Source material:
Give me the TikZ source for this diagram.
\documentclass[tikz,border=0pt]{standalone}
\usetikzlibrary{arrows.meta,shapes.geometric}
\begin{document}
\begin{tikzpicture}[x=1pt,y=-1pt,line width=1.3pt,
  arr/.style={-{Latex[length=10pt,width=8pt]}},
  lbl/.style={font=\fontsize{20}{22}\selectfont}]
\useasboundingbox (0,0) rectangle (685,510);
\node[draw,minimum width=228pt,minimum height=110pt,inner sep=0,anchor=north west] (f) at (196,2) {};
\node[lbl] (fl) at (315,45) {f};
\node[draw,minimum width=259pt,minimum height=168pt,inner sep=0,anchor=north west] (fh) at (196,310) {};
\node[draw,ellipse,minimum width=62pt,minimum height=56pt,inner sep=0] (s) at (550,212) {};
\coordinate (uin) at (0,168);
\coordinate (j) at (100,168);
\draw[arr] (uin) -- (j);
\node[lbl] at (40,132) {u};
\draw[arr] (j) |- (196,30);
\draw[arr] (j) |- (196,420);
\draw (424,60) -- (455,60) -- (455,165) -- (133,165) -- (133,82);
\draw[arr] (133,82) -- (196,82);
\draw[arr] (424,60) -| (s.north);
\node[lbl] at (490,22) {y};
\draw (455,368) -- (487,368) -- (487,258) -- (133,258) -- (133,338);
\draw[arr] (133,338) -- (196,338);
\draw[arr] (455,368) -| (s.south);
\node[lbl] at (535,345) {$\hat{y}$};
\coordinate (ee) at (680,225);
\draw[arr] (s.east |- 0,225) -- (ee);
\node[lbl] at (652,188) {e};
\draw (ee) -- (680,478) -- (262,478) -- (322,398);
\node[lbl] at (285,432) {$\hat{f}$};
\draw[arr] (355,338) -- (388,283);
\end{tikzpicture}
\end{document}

Brief:
Output the lines above verbatim and in full.

Solution to this problem:
Give me the TikZ source for this diagram.
\documentclass[tikz,border=0pt]{standalone}
\usetikzlibrary{arrows.meta,shapes.geometric}
\begin{document}
\begin{tikzpicture}[x=1pt,y=-1pt,line width=1.3pt,
  arr/.style={-{Latex[length=10pt,width=8pt]}},
  lbl/.style={font=\fontsize{20}{22}\selectfont}]
\useasboundingbox (0,0) rectangle (685,510);
\node[draw,minimum width=228pt,minimum height=110pt,inner sep=0,anchor=north west] (f) at (196,2) {};
\node[lbl] (fl) at (315,45) {f};
\node[draw,minimum width=259pt,minimum height=168pt,inner sep=0,anchor=north west] (fh) at (196,310) {};
\node[draw,ellipse,minimum width=62pt,minimum height=56pt,inner sep=0] (s) at (550,212) {};
\coordinate (uin) at (0,168);
\coordinate (j) at (100,168);
\draw[arr] (uin) -- (j);
\node[lbl] at (40,132) {u};
\draw[arr] (j) |- (196,30);
\draw[arr] (j) |- (196,420);
\draw (424,60) -- (455,60) -- (455,165) -- (133,165) -- (133,82);
\draw[arr] (133,82) -- (196,82);
\draw[arr] (424,60) -| (s.north);
\node[lbl] at (490,22) {y};
\draw (455,368) -- (487,368) -- (487,258) -- (133,258) -- (133,338);
\draw[arr] (133,338) -- (196,338);
\draw[arr] (455,368) -| (s.south);
\node[lbl] at (535,345) {$\hat{y}$};
\coordinate (ee) at (680,225);
\draw[arr] (s.east |- 0,225) -- (ee);
\node[lbl] at (652,188) {e};
\draw (ee) -- (680,478) -- (262,478) -- (322,398);
\node[lbl] at (285,432) {$\hat{f}$};
\draw[arr] (355,338) -- (388,283);
\end{tikzpicture}
\end{document}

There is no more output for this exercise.